Potrebbero esserci novità importanti per il Bitcoin. La moneta virtuale è oggetto di una modifica che coinvolge gli istituti di credito.
Il Bitcoin resta la valuta leader nel campo delle cryptomonete. Intorno a questa moneta c’è molto movimento. Dapprima la Cina ha bandito ogni tipo di trading, andando quindi a spegnere un fiorente mercato. Dall’altra c’è la proposta del Comitato di Basilea, dal quale arrivano segnali contrastanti. L’organizzazione, composta dai dieci governatori delle banche centrali dei paesi più sviluppati al mondo, starebbe infatti analizzando l’espandersi della moneta nei portafogli degli utenti.

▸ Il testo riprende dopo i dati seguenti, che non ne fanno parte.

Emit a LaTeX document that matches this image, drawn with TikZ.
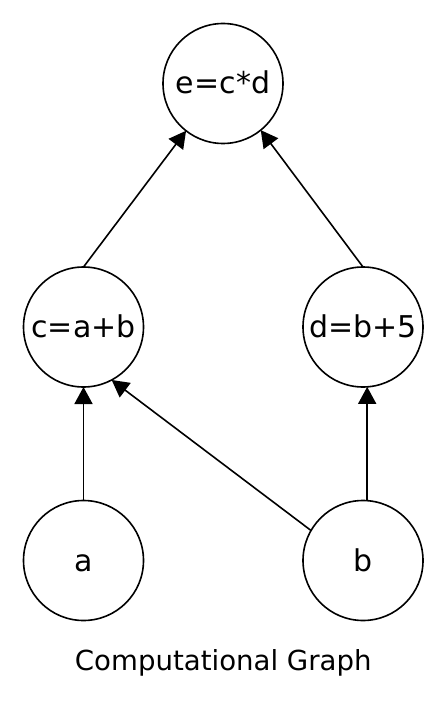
\documentclass[tikz,border=0pt]{standalone}
\usepackage{fontspec}
\setmainfont{DejaVu Sans}
\usetikzlibrary{arrows.meta}
\begin{document}
\begin{tikzpicture}[x=1pt,y=1pt,
  circnode/.style={draw, circle, line width=1.6pt, minimum size=120pt, inner sep=0pt, outer sep=0pt,
    font=\fontsize{30pt}{36pt}\selectfont, text height=21pt, text depth=0pt},
  conn/.style={line width=1.6pt, -{Triangle[length=17pt,width=18pt]}},
  caption/.style={font=\fontsize{27.6pt}{33pt}\selectfont, anchor=base, inner sep=0pt}]
\useasboundingbox (0,0) rectangle (447,-703);
\fill[white] (0,0) rectangle (447,-703);
\node[circnode] (e) at (223,-83.5) {e=c*d};
\node[circnode] (c) at (83.5,-327) {c=a+b};
\node[circnode] (d) at (363,-327) {d=b+5};
\node[circnode] (a) at (83.5,-560.5) {a};
\node[circnode] (b) at (363,-560.5) {b};
\draw[conn] (c.north) -- (e.-128.5);
\draw[conn] (d.north) -- (e.-51.5);
\draw[conn] (a.north) -- (c.south);
\draw[conn] (b.86.5) -- (d.-86.5);
\draw[conn] (b.150) -- (c.-62);
\node[caption] (cap) at (223.3,-670) {Computational Graph};
\end{tikzpicture}
\end{document}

Per questo Stefan Ingves, a capo del comitato e rappresentante della Banca di Svezia, vorrebbe imporre agli istituti di accantonare un dollaro per ogni dollaro in Bitcoin od altre cryptovalute. Una richiesta che imporrebbe quindi dei nuovi requisiti patrimoniali per le banche, che in questo momento aspettavano una risposta dalla BCE. In questi giorni infatti si paventava l’idea di una riduzione dell’intervento nell’economia. Christine Lagarde, a capo della Banca Centrale Europea, è però di diverso avviso e ha rimandato il tutto a data da destinarsi.
Bitcoin, quale scenario per le banche e istituti di credito
La scelta di irrobustire il proprio patrimonio vede concordare anche Philippe Donnet. Il numero uno di Generali si è smarcato dall’investire in questo campo, dato che lo ritiene ancora troppo rischioso. Ovviamente maggiori sono gli accumuli di moneta virtuale maggiore sarà la somma che ogni istituto dovrà procurarsi. I mercati hanno risposto bene, anche è difficile dire se questa scelta legittimi o voglia ostacolare la crescita delle cryptovalute.
Nel frattempo la moneta virtuale si riprende dopo la decisione del governo di Pechino di metterla al bando sul territorio cinese. Attualmente il suo valore si attesta sui 37mila dollari, grazie anche alla recente decisione di El Salvador. Il piccolo stato centroamericano ha deciso infatti di affiancare il Bitcoin alla propria moneta fisica, il dollaro americano. Dopo aver adempiuto le pratiche burocratiche, richieste anche dal Fondo Monetario Internazionale, potrebbe essere il primo stato ad adottare tale decisione.